The first line to copy is the one with "Emit a component"; the last is the one with "const x = d3.scaleLinear().domain([0, 16]).range([axisX". Copy each line in that range exactly, leaving out all others.

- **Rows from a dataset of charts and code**
--- Start ---
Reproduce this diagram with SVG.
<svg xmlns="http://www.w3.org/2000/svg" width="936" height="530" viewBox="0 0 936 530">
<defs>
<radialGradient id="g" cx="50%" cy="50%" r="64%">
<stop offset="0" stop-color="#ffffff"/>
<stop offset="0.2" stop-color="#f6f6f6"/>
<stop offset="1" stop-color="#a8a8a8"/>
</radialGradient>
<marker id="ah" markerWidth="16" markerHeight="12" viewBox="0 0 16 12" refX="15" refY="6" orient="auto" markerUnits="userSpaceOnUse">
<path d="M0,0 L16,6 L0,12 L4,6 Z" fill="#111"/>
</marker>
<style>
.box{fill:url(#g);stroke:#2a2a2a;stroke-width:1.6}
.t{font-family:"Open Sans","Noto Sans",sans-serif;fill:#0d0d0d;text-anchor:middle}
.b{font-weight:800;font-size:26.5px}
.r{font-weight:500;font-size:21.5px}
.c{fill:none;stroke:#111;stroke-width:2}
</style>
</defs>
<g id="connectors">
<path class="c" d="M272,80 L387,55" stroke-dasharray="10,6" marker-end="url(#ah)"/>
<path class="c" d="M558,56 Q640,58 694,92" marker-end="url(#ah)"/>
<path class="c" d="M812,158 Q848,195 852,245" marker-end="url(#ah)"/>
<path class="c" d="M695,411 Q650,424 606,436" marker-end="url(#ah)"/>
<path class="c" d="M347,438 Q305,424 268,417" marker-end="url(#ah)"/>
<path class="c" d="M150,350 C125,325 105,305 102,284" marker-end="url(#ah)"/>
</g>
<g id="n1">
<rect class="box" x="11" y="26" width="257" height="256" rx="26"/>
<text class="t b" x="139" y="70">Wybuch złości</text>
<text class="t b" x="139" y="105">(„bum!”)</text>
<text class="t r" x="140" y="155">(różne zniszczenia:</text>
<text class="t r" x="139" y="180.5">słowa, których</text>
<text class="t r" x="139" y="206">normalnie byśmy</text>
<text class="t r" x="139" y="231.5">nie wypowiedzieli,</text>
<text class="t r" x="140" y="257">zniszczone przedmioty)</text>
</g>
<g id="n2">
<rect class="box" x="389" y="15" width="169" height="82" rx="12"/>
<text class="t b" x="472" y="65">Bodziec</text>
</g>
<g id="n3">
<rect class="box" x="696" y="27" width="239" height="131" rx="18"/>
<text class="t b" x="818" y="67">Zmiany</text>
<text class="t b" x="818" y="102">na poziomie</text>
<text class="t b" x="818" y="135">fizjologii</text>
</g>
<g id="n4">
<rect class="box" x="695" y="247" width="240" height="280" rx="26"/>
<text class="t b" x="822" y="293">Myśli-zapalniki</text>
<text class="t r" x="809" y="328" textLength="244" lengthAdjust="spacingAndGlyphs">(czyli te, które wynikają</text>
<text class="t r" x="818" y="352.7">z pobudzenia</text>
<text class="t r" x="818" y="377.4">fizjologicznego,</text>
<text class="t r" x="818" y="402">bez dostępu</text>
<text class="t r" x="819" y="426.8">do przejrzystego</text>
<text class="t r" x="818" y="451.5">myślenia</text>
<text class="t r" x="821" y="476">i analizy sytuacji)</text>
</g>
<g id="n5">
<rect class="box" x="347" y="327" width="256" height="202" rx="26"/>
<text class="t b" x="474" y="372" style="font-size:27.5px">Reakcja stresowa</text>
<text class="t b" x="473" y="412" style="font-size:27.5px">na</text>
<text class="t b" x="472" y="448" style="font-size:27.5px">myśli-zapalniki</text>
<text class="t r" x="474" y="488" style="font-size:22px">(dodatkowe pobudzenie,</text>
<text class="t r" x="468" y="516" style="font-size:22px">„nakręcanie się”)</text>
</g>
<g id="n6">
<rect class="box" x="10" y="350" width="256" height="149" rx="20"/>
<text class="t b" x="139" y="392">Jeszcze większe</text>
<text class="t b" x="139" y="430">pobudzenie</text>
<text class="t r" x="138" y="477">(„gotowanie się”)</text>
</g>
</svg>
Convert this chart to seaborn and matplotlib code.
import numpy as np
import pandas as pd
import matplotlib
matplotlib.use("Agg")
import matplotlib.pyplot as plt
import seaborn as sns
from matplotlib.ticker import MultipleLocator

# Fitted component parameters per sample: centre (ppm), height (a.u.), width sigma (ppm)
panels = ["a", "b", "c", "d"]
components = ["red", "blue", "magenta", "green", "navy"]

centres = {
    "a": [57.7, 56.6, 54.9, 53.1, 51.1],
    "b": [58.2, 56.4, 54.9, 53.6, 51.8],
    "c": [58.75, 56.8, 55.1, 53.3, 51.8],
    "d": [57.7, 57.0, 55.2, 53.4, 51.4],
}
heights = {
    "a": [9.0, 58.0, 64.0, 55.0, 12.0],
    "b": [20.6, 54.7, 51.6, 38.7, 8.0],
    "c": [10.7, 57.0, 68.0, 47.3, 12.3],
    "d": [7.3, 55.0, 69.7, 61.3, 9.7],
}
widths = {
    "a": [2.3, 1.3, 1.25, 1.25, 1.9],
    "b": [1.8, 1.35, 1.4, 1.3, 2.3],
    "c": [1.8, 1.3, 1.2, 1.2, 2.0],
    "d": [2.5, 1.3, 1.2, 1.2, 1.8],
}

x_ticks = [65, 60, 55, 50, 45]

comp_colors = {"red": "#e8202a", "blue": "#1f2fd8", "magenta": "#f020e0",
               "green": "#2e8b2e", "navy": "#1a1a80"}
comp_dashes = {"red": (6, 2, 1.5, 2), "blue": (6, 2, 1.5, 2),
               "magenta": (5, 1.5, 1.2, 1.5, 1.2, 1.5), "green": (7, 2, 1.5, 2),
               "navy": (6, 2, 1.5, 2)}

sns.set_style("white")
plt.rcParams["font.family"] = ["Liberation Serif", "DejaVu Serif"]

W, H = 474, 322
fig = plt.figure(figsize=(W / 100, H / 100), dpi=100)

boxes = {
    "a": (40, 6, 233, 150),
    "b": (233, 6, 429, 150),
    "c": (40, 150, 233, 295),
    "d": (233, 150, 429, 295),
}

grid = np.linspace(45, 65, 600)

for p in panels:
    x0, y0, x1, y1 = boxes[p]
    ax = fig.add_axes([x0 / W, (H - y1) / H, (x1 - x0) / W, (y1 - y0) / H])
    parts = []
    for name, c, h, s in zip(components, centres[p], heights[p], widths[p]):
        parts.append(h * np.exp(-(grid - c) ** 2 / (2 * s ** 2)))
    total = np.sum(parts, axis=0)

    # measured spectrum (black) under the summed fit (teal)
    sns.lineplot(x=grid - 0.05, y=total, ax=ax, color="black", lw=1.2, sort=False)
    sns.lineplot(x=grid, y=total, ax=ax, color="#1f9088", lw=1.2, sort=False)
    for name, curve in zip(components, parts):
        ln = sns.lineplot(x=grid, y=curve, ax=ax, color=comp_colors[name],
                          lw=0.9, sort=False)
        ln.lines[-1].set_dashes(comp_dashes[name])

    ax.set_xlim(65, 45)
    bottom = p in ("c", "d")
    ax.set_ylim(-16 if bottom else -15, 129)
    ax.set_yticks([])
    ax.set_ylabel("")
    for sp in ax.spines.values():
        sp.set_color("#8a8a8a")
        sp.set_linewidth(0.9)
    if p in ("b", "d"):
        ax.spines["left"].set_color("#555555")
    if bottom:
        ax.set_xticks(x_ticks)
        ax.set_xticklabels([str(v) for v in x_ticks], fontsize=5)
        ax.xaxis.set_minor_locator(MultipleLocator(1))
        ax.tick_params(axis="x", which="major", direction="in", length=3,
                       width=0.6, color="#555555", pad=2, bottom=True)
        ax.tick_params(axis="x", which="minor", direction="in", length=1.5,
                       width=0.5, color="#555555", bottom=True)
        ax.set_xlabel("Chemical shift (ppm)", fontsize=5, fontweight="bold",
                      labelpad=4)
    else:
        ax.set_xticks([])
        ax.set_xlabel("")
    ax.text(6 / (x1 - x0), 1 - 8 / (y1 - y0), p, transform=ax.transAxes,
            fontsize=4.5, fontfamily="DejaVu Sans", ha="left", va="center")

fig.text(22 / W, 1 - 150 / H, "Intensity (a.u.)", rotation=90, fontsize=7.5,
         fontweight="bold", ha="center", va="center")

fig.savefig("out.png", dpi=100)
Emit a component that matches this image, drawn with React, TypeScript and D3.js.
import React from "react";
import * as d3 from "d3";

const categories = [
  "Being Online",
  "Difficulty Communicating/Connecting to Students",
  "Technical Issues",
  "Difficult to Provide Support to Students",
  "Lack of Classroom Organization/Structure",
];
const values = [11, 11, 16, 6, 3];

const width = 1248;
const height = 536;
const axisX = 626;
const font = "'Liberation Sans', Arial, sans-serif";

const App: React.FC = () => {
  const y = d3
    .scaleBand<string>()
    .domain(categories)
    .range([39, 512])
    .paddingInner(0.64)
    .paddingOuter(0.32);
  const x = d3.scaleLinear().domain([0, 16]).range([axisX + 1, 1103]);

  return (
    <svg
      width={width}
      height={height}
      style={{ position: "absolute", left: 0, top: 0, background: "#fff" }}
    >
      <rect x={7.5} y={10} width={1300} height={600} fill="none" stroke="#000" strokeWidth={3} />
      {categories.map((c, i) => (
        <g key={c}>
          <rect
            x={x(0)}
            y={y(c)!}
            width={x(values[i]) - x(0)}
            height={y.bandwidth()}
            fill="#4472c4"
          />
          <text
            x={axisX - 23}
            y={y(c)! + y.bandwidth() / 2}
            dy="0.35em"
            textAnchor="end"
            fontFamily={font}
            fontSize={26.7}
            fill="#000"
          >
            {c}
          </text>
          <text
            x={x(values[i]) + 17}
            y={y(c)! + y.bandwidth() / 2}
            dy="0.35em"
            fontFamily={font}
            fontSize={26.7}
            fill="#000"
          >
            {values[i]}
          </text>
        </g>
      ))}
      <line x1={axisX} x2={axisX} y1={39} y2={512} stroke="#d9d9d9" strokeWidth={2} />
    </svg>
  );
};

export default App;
--- End ---
- **Response to this task**
Emit a component that matches this image, drawn with React, TypeScript and D3.js.
import React from "react";
import * as d3 from "d3";

const categories = [
  "Being Online",
  "Difficulty Communicating/Connecting to Students",
  "Technical Issues",
  "Difficult to Provide Support to Students",
  "Lack of Classroom Organization/Structure",
];
const values = [11, 11, 16, 6, 3];

const width = 1248;
const height = 536;
const axisX = 626;
const font = "'Liberation Sans', Arial, sans-serif";

const App: React.FC = () => {
  const y = d3
    .scaleBand<string>()
    .domain(categories)
    .range([39, 512])
    .paddingInner(0.64)
    .paddingOuter(0.32);
  const x = d3.scaleLinear().domain([0, 16]).range([axisX + 1, 1103]);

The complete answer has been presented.